- Interactive map of Tamhini Ghat

Third Approach
- Location: Maharashtra, India
- Range: Sahyadri
- Coordinates: 18°26′58″N 73°25′22″E﻿ / ﻿18.4493386°N 73.4227198°E

= Tamhini Ghat =

Mountain pass in India

Tamhini Ghat is a mountain passage located between Mulshi and Tamhini in Maharashtra, India.

Situated on the crest of the Western Ghat mountain ranges, Tamhini Ghat is noted for its surroundings comprising scenic waterfalls, lakes and dense woods. The best time to visit is October through December.

==History==
Tamhini Ghat did not exist earlier, as the whole area is under [Tata Power]. Considering the requirement of additional routes to take traffic in Konkan from Pune and Lonawala this route was proposed.

==Road==
The Tamhini road ghat cuts the Sahyadri range to join Mulshi to Tamhini and makes the route in Konkan from Pune. This ghat stretches almost 15 km. The road is now very good and newly laid. The entire stretch becomes a popular destination during the monsoons. During the rainy season, the place transforms into a green bed with many waterfalls and streams.
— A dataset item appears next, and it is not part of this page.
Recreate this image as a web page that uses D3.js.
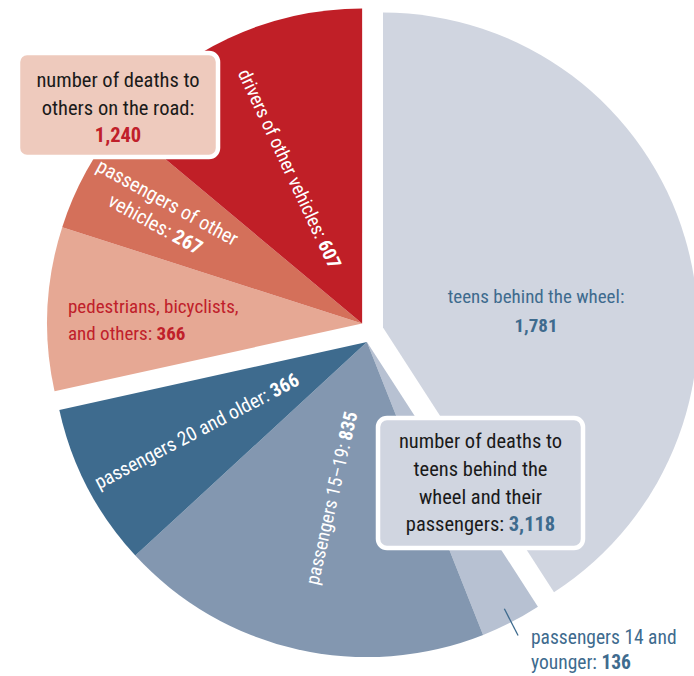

There are state buses which ply through the ghat connecting Pune city with places on the Goa highway (NH17).

Tamhini Ghat can be accessed from Mumbai via the Mumbai-Goa Highway by reaching Kolad and after crossing the bridge over Kundalika River, take the left turn that leads to Pune via the Mulshi Dam backwaters. Tamhini Ghat is the stretch between Kolad and these backwaters. It contains different kinds of green velvety carpets, gushing streams, dark grey clouds stooping low, and the occasional waterfalls. These impromptu waterfalls attract tourists from far and wide.
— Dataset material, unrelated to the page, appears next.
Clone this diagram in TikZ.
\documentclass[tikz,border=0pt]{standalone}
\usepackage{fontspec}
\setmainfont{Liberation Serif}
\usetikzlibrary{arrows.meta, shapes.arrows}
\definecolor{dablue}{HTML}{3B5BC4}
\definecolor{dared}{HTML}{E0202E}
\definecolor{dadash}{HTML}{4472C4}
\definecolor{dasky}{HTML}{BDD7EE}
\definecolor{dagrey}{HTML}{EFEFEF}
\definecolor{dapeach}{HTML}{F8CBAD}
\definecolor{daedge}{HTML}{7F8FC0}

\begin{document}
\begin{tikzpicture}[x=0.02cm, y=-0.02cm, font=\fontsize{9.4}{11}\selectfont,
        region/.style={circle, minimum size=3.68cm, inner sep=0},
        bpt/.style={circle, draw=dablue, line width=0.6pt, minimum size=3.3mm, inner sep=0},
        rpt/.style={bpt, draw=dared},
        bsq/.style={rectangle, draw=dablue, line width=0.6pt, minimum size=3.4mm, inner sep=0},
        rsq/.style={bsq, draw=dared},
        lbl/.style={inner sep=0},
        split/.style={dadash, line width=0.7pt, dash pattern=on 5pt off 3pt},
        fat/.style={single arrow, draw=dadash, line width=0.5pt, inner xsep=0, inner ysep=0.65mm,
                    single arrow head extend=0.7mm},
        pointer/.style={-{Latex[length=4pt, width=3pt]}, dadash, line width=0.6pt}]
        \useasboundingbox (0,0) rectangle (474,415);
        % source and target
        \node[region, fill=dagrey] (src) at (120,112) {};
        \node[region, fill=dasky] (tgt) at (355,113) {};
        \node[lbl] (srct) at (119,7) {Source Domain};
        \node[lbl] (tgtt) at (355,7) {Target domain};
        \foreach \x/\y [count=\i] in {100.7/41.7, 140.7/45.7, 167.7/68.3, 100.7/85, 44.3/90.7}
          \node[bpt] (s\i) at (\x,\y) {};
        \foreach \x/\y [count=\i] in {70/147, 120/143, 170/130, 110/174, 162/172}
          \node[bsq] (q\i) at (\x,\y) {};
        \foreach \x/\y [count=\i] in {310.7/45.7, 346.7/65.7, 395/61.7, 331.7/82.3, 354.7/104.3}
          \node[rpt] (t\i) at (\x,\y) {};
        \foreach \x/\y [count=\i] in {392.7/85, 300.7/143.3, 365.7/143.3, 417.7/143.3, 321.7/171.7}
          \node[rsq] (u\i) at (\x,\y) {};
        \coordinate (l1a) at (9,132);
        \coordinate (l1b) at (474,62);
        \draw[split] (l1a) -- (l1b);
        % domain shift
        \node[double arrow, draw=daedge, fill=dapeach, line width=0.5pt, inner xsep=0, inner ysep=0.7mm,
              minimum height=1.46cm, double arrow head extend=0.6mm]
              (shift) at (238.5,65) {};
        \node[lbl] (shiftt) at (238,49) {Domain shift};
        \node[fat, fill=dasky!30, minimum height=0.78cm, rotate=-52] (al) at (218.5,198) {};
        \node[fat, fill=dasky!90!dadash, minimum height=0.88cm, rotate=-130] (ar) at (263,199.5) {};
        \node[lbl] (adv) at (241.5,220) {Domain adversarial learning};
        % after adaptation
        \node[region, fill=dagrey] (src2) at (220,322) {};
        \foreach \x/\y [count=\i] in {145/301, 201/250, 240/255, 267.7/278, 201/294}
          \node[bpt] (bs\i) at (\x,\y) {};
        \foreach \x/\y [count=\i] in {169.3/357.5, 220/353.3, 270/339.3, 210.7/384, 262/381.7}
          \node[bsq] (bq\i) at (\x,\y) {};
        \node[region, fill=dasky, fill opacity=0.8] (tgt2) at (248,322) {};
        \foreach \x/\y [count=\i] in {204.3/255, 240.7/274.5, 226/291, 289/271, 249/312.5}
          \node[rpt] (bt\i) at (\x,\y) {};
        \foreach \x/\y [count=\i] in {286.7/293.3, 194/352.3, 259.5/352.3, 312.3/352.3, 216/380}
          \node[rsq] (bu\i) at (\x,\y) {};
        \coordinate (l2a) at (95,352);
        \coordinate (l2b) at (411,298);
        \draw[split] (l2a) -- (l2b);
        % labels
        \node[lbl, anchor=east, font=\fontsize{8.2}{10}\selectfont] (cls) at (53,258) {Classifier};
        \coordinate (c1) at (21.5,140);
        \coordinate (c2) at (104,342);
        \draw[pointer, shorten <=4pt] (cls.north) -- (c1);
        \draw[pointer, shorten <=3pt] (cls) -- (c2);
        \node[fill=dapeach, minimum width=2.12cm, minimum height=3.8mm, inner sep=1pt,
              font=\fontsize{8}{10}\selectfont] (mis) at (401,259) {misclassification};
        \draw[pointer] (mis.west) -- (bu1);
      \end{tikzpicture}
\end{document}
From the Tamhini Ghat, the road that leads to the Mulshi Dam backwaters which goes to the waterfall at Palse. This particular waterfall is nowadays getting crowded. Further ahead is Kolad which is now becoming immensely popular for river rafting that you can do on the river Kundalika.

==Rail==
The Central Railway Zone & Indian Railways planned a connection between Pimpri Chinchwad to Kolad of Konkan Railway in Maharshatra through a Railway. The project was termed Kundalika River Valley Railway. But the plan was scrapped following survey of the region, which opined on the facts that neither a Broad Gauge nor a Metre Gauge railway can be constructed in Tamhini Ghat Region. Later a survey was done again for construction of a Narrow Gauge line, but it was also scrapped.